━━━━━ DATA SHOWN ━━━━━

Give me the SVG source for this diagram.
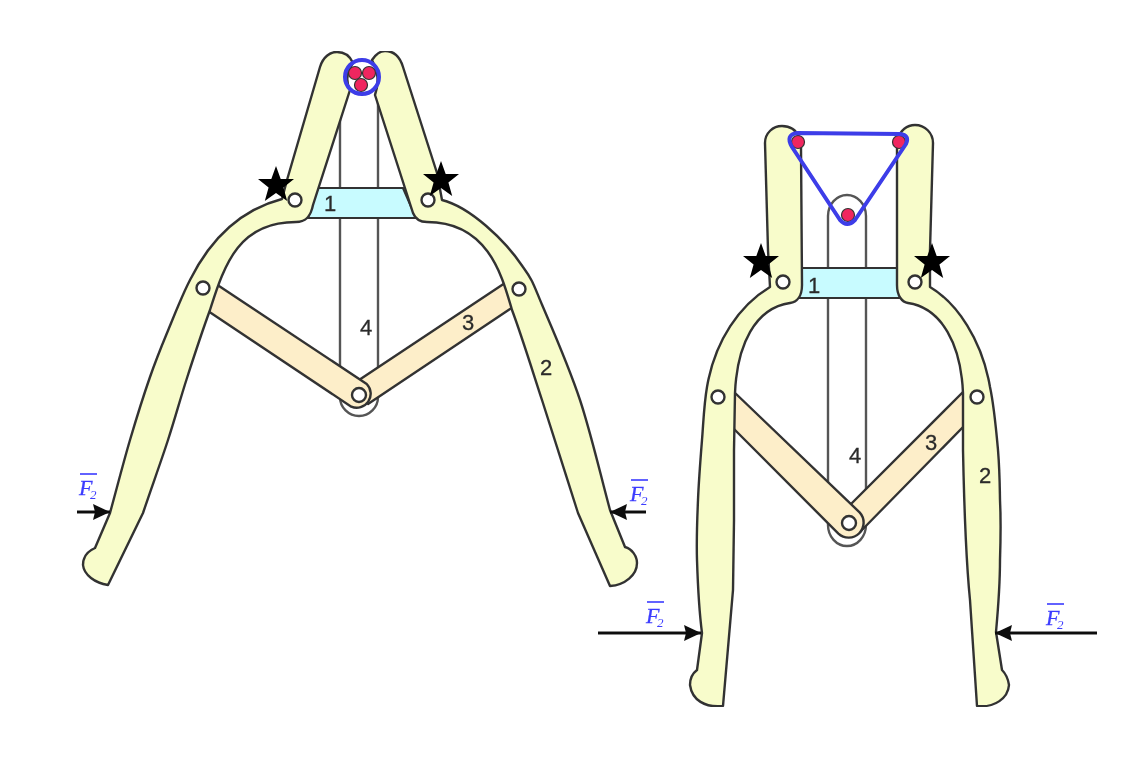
<svg xmlns="http://www.w3.org/2000/svg" width="1143" height="766" viewBox="0 0 1143 766">
<style>
.arm{fill:#f8fccb;stroke:#333;stroke-width:2.4;stroke-linejoin:round}
.link{fill:#fdeec9;stroke:#333;stroke-width:2.4;stroke-linejoin:round}
.plate{fill:#c8fbff;stroke:#333;stroke-width:2.2}
.bar{fill:none;stroke:#555;stroke-width:2.4}
.hole{fill:#fff;stroke:#333;stroke-width:2.4}
.ball{fill:#f0285f;stroke:#333;stroke-width:1.2}
.wire{fill:none;stroke:#3c3ce8;stroke-width:4;stroke-linejoin:round}
.num{font:22px "Liberation Sans",Arial,sans-serif;fill:#2a2a2a;stroke:#2a2a2a;stroke-width:.3;text-anchor:middle}
.f{font:italic 22px "Liberation Serif","Times New Roman",serif;fill:#3c3cff;stroke:#3c3cff;stroke-width:.3}
.fs{font:italic 13px "Liberation Serif","Times New Roman",serif;fill:#3c3cff}
.ov{stroke:#3c3cff;stroke-width:1.6}
.arrow{stroke:#111;stroke-width:3.2;fill:none;marker-end:url(#head)}
</style>
<defs>
<filter id="soft" x="0" y="0" width="100%" height="100%"><feGaussianBlur stdDeviation="0.45"/></filter>
<marker id="head" markerUnits="userSpaceOnUse" markerWidth="18" markerHeight="16" refX="17" refY="8" orient="auto"><path d="M0 0L17 8L0 16L2 8Z" fill="#111"/></marker>
<polygon id="star" points="0,-19 4.700,-5.900 18,-5.900 7.400,2.600 11.200,16 0,8 -11.200,16 -7.400,2.600 -18,-5.900 -4.700,-5.900" fill="#000"/>
<g id="fsym"><line class="ov" x1="1" y1="0" x2="18" y2="0"/><text class="f" x="0" y="21">F</text><text class="fs" x="11" y="25">2</text></g>
</defs>
<g filter="url(#soft)">
<g id="left-tool">
<g id="left-bar4">
<line class="bar" x1="340" y1="105" x2="340" y2="397"/>
<line class="bar" x1="378" y1="95" x2="378" y2="397"/>
<path class="bar" d="M340 397A19 19 0 0 0 378 397"/>
</g>
<g id="left-plate1"><path class="plate" d="M318 188H403L416 218H308Z"/><text class="num" x="330" y="211">1</text></g>
<g id="left-link3">
<path class="link" d="M508 281L350 386L368 404L516 305Z"/>
<path class="link" d="M213 282L366.700 384A14 14 0 0 1 351.300 406.700L205 309Z"/>
</g>
<g id="left-arm-l">
<path class="arm" d="M320 67L287 180L282 199C240 210 210 240 190 280C181.700 296 173.700 316.800 167 333C160.300 349.200 156.200 359.200 150 377C143.800 394.800 136.700 417.300 130 440C123.300 462.700 116.700 488.700 110 513L95 548C88 551 83 556 83 565C84 575 95 583 108 585L143 513C151 489 160.700 462.500 168 440C175.300 417.500 180 399.700 187 378C194 356.300 203.300 328.300 210 310C225 262 240 222 296 222C307 222 311 215 313 205L350 90C345 80 348 70 353 63C350 56 345 52 337 52C330 52 323 57 320 67Z"/>
</g>
<g id="left-arm-r">
<path class="arm" d="M403 67L437 173L442 200C470 207 505 240 523 267C533.500 281.500 533.500 284.800 543 307C552.500 329.200 568.800 366.200 580 400C591.200 433.800 600 473 610 510L625 547C632 549 637 556 637 563C637 575 625 585 610 586L578 513C566 475.300 553 433.800 542 400C531 366.200 520.700 333 512 310C503 280 490 222 427 222C420 222 415 218 413 213L375 95C380 80 377 70 372 60C376 54 380 51 385 51C394 51 400 57 403 67Z"/>
<text class="num" x="546" y="375">2</text>
</g>
<g id="left-pivots">
<circle class="hole" cx="295" cy="200" r="6.500"/>
<circle class="hole" cx="428" cy="200" r="6.500"/>
<circle class="hole" cx="203" cy="288" r="6.500"/>
<circle class="hole" cx="519" cy="289" r="6.500"/>
<circle class="hole" cx="359" cy="395" r="7"/>
</g>
<g id="left-wire">
<circle class="ball" cx="355" cy="73" r="6.500"/>
<circle class="ball" cx="369" cy="73" r="6.500"/>
<circle class="ball" cx="361" cy="85" r="6.500"/>
<circle class="wire" cx="362" cy="77" r="17"/>
</g>
<text class="num" x="366" y="335">4</text>
<text class="num" x="468" y="330">3</text>
<use href="#star" x="276" y="185"/>
<use href="#star" x="441" y="180"/>
<use href="#fsym" x="79" y="474"/>
<use href="#fsym" x="630" y="480"/>
</g>

<g id="right-tool">
<g id="right-bar4">
<line class="bar" x1="828" y1="216" x2="828" y2="525"/>
<line class="bar" x1="866" y1="216" x2="866" y2="525"/>
<path class="bar" d="M828 216A19 21 0 0 1 866 216"/>
<path class="bar" d="M828 525A19 21 0 0 0 866 525"/>
</g>
<g id="right-plate1"><path class="plate" d="M798 268H900V298H798Z"/><text class="num" x="814" y="293">1</text></g>
<g id="right-link3">
<path class="link" d="M966 389L838 517L858 534L966 424Z"/>
<path class="link" d="M733 391L859.600 512.400A15 15 0 0 1 838.400 533.600L733 428Z"/>
</g>
<g id="right-arm-l">
<path class="arm" d="M765 143C765 133 773 126 782 126C790 126 796 130 799 137L801 147L802 285C802 296 797 302 790 303C755 308 737 345 735 393L734 450L734 520L733 590L723 706C705 708 692 700 690 685C690 678 693 673 697 670L702 633C699 610 697.700 582 697 560C696.300 537.800 697.200 520 698 500C698.800 480 700.500 458.800 702 440C703.500 421.200 704 404.200 707 387C715 340 740 305 770 287L768 250Z"/>
</g>
<g id="right-arm-r">
<path class="arm" d="M933 143C933 133 925 125 915 125C906 125 900 132 897 140L897 285C897 296 902 302 908 303C942 308 961 345 963 393L963 450C964 500 966 560 970 600L977 706C995 708 1008 698 1009 685C1008 678 1005 673 1002 670L996 632C998 610 1000 585 1000 560C1000.700 538 1001 520 1000 500C999.700 483 999.700 471 998 450C996.300 431.200 994.200 406.500 990 387C982 340 957 303 930 287L930 250Z"/>
<text class="num" x="985" y="483">2</text>
</g>
<g id="right-pivots">
<circle class="hole" cx="783" cy="282" r="6.500"/>
<circle class="hole" cx="915" cy="282" r="6.500"/>
<circle class="hole" cx="718" cy="397" r="6.500"/>
<circle class="hole" cx="977" cy="397" r="6.500"/>
<circle class="hole" cx="849" cy="523" r="7"/>
</g>
<g id="right-wire">
<circle class="ball" cx="798" cy="142" r="6.500"/>
<circle class="ball" cx="899" cy="142" r="6.500"/>
<circle class="ball" cx="848" cy="215" r="6.500"/>
<path class="wire" d="M797 133L900 134Q910 135 906 144L855 220Q847 228 840 220L792 147Q785 135 797 133Z"/>
</g>
<text class="num" x="855" y="463">4</text>
<text class="num" x="931" y="450">3</text>
<use href="#star" x="761" y="262"/>
<use href="#star" x="932" y="262"/>
<use href="#fsym" x="646" y="602"/>
<use href="#fsym" x="1046" y="604"/>
</g>

<g id="connectors">
<line class="arrow" x1="77" y1="512" x2="110" y2="512"/>
<line class="arrow" x1="646" y1="512" x2="610" y2="512"/>
<line class="arrow" x1="598" y1="633" x2="701" y2="633"/>
<line class="arrow" x1="1097" y1="633" x2="995" y2="633"/>
</g>
</g>
</svg>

━━━━━

GIVEN TASK: Set every line down exactly as written, leaving each picture out.

IN RESPONSE:
Give me the SVG source for this diagram.
<svg xmlns="http://www.w3.org/2000/svg" width="1143" height="766" viewBox="0 0 1143 766">
<style>
.arm{fill:#f8fccb;stroke:#333;stroke-width:2.4;stroke-linejoin:round}
.link{fill:#fdeec9;stroke:#333;stroke-width:2.4;stroke-linejoin:round}
.plate{fill:#c8fbff;stroke:#333;stroke-width:2.2}
.bar{fill:none;stroke:#555;stroke-width:2.4}
.hole{fill:#fff;stroke:#333;stroke-width:2.4}
.ball{fill:#f0285f;stroke:#333;stroke-width:1.2}
.wire{fill:none;stroke:#3c3ce8;stroke-width:4;stroke-linejoin:round}
.num{font:22px "Liberation Sans",Arial,sans-serif;fill:#2a2a2a;stroke:#2a2a2a;stroke-width:.3;text-anchor:middle}
.f{font:italic 22px "Liberation Serif","Times New Roman",serif;fill:#3c3cff;stroke:#3c3cff;stroke-width:.3}
.fs{font:italic 13px "Liberation Serif","Times New Roman",serif;fill:#3c3cff}
.ov{stroke:#3c3cff;stroke-width:1.6}
.arrow{stroke:#111;stroke-width:3.2;fill:none;marker-end:url(#head)}
</style>
<defs>
<filter id="soft" x="0" y="0" width="100%" height="100%"><feGaussianBlur stdDeviation="0.45"/></filter>
<marker id="head" markerUnits="userSpaceOnUse" markerWidth="18" markerHeight="16" refX="17" refY="8" orient="auto"><path d="M0 0L17 8L0 16L2 8Z" fill="#111"/></marker>
<polygon id="star" points="0,-19 4.700,-5.900 18,-5.900 7.400,2.600 11.200,16 0,8 -11.200,16 -7.400,2.600 -18,-5.900 -4.700,-5.900" fill="#000"/>
<g id="fsym"><line class="ov" x1="1" y1="0" x2="18" y2="0"/><text class="f" x="0" y="21">F</text><text class="fs" x="11" y="25">2</text></g>
</defs>
<g filter="url(#soft)">
<g id="left-tool">
<g id="left-bar4">
<line class="bar" x1="340" y1="105" x2="340" y2="397"/>
<line class="bar" x1="378" y1="95" x2="378" y2="397"/>
<path class="bar" d="M340 397A19 19 0 0 0 378 397"/>
</g>
<g id="left-plate1"><path class="plate" d="M318 188H403L416 218H308Z"/><text class="num" x="330" y="211">1</text></g>
<g id="left-link3">
<path class="link" d="M508 281L350 386L368 404L516 305Z"/>
<path class="link" d="M213 282L366.700 384A14 14 0 0 1 351.300 406.700L205 309Z"/>
</g>
<g id="left-arm-l">
<path class="arm" d="M320 67L287 180L282 199C240 210 210 240 190 280C181.700 296 173.700 316.800 167 333C160.300 349.200 156.200 359.200 150 377C143.800 394.800 136.700 417.300 130 440C123.300 462.700 116.700 488.700 110 513L95 548C88 551 83 556 83 565C84 575 95 583 108 585L143 513C151 489 160.700 462.500 168 440C175.300 417.500 180 399.700 187 378C194 356.300 203.300 328.300 210 310C225 262 240 222 296 222C307 222 311 215 313 205L350 90C345 80 348 70 353 63C350 56 345 52 337 52C330 52 323 57 320 67Z"/>
</g>
<g id="left-arm-r">
<path class="arm" d="M403 67L437 173L442 200C470 207 505 240 523 267C533.500 281.500 533.500 284.800 543 307C552.500 329.200 568.800 366.200 580 400C591.200 433.800 600 473 610 510L625 547C632 549 637 556 637 563C637 575 625 585 610 586L578 513C566 475.300 553 433.800 542 400C531 366.200 520.700 333 512 310C503 280 490 222 427 222C420 222 415 218 413 213L375 95C380 80 377 70 372 60C376 54 380 51 385 51C394 51 400 57 403 67Z"/>
<text class="num" x="546" y="375">2</text>
</g>
<g id="left-pivots">
<circle class="hole" cx="295" cy="200" r="6.500"/>
<circle class="hole" cx="428" cy="200" r="6.500"/>
<circle class="hole" cx="203" cy="288" r="6.500"/>
<circle class="hole" cx="519" cy="289" r="6.500"/>
<circle class="hole" cx="359" cy="395" r="7"/>
</g>
<g id="left-wire">
<circle class="ball" cx="355" cy="73" r="6.500"/>
<circle class="ball" cx="369" cy="73" r="6.500"/>
<circle class="ball" cx="361" cy="85" r="6.500"/>
<circle class="wire" cx="362" cy="77" r="17"/>
</g>
<text class="num" x="366" y="335">4</text>
<text class="num" x="468" y="330">3</text>
<use href="#star" x="276" y="185"/>
<use href="#star" x="441" y="180"/>
<use href="#fsym" x="79" y="474"/>
<use href="#fsym" x="630" y="480"/>
</g>

<g id="right-tool">
<g id="right-bar4">
<line class="bar" x1="828" y1="216" x2="828" y2="525"/>
<line class="bar" x1="866" y1="216" x2="866" y2="525"/>
<path class="bar" d="M828 216A19 21 0 0 1 866 216"/>
<path class="bar" d="M828 525A19 21 0 0 0 866 525"/>
</g>
<g id="right-plate1"><path class="plate" d="M798 268H900V298H798Z"/><text class="num" x="814" y="293">1</text></g>
<g id="right-link3">
<path class="link" d="M966 389L838 517L858 534L966 424Z"/>
<path class="link" d="M733 391L859.600 512.400A15 15 0 0 1 838.400 533.600L733 428Z"/>
</g>
<g id="right-arm-l">
<path class="arm" d="M765 143C765 133 773 126 782 126C790 126 796 130 799 137L801 147L802 285C802 296 797 302 790 303C755 308 737 345 735 393L734 450L734 520L733 590L723 706C705 708 692 700 690 685C690 678 693 673 697 670L702 633C699 610 697.700 582 697 560C696.300 537.800 697.200 520 698 500C698.800 480 700.500 458.800 702 440C703.500 421.200 704 404.200 707 387C715 340 740 305 770 287L768 250Z"/>
</g>
<g id="right-arm-r">
<path class="arm" d="M933 143C933 133 925 125 915 125C906 125 900 132 897 140L897 285C897 296 902 302 908 303C942 308 961 345 963 393L963 450C964 500 966 560 970 600L977 706C995 708 1008 698 1009 685C1008 678 1005 673 1002 670L996 632C998 610 1000 585 1000 560C1000.700 538 1001 520 1000 500C999.700 483 999.700 471 998 450C996.300 431.200 994.200 406.500 990 387C982 340 957 303 930 287L930 250Z"/>
<text class="num" x="985" y="483">2</text>
</g>
<g id="right-pivots">
<circle class="hole" cx="783" cy="282" r="6.500"/>
<circle class="hole" cx="915" cy="282" r="6.500"/>
<circle class="hole" cx="718" cy="397" r="6.500"/>
<circle class="hole" cx="977" cy="397" r="6.500"/>
<circle class="hole" cx="849" cy="523" r="7"/>
</g>
<g id="right-wire">
<circle class="ball" cx="798" cy="142" r="6.500"/>
<circle class="ball" cx="899" cy="142" r="6.500"/>
<circle class="ball" cx="848" cy="215" r="6.500"/>
<path class="wire" d="M797 133L900 134Q910 135 906 144L855 220Q847 228 840 220L792 147Q785 135 797 133Z"/>
</g>
<text class="num" x="855" y="463">4</text>
<text class="num" x="931" y="450">3</text>
<use href="#star" x="761" y="262"/>
<use href="#star" x="932" y="262"/>
<use href="#fsym" x="646" y="602"/>
<use href="#fsym" x="1046" y="604"/>
</g>

<g id="connectors">
<line class="arrow" x1="77" y1="512" x2="110" y2="512"/>
<line class="arrow" x1="646" y1="512" x2="610" y2="512"/>
<line class="arrow" x1="598" y1="633" x2="701" y2="633"/>
<line class="arrow" x1="1097" y1="633" x2="995" y2="633"/>
</g>
</g>
</svg>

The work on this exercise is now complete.